If your LLC does business in states beyond the one where it was formed, you’ll need to register as a “foreign” LLC in each additional state. Foreign registration requires appointing and maintaining a registered agent with a physical address in that state as well. The same rules apply: the address must be a real street location staffed during business hours.
For LLCs operating in several states, the registered agent costs add up quickly. Multi-state registered agent packages from commercial services typically range from $500 to $1,500 per year depending on how many states you cover. It’s worth pricing these out before choosing where to form your LLC, because forming in a state like Delaware or Wyoming for perceived advantages and then registering as a foreign LLC in your home state means paying for registered agents (and annual report fees) in two states instead of one.

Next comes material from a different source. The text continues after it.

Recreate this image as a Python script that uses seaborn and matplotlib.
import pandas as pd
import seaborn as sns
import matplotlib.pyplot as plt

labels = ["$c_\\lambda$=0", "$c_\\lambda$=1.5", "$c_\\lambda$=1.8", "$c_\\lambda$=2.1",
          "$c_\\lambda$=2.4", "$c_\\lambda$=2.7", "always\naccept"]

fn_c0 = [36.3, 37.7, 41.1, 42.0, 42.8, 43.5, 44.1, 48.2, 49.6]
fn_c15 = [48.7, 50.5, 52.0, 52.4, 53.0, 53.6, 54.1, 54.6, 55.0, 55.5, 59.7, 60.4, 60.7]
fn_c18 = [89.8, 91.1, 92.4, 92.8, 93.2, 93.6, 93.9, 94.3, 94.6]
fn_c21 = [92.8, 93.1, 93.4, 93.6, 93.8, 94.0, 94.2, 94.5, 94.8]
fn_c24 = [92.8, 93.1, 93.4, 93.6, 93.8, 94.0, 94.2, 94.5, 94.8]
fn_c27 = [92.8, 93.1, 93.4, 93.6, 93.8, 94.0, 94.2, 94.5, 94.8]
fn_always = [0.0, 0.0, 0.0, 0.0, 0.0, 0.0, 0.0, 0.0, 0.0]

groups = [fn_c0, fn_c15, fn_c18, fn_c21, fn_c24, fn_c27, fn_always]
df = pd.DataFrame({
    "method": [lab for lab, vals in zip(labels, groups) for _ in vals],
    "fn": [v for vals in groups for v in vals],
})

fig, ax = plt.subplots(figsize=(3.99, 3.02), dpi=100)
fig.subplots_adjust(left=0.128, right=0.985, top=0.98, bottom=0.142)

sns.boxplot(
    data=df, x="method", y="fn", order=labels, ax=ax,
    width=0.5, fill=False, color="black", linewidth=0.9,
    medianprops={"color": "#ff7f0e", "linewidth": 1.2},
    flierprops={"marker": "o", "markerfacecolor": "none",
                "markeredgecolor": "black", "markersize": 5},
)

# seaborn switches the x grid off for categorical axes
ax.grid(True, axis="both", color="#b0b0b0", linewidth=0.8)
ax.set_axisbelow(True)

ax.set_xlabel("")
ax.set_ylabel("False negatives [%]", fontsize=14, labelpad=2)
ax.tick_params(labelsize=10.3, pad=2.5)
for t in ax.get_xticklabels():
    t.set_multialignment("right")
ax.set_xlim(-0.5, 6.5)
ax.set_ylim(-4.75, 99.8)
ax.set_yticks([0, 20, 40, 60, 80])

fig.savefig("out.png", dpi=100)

Where your LLC has a physical presence can trigger tax obligations. Having an office, employees, or stored inventory in a state generally creates what tax authorities call “physical nexus,” which means the state can require your LLC to collect sales tax and potentially pay state income or franchise taxes. Simply having a registered agent in a state does not, by itself, typically create tax nexus. But renting a virtual office, coworking desk, or physical space in a state where you wouldn’t otherwise have a presence could cross that line depending on the state’s rules.
If your LLC operates entirely online and you’re choosing an address in a state different from where you live, talk to a tax professional before filing. The address on your formation documents won’t single-handedly determine your tax obligations, but it can be one factor that a state points to when arguing you owe taxes there.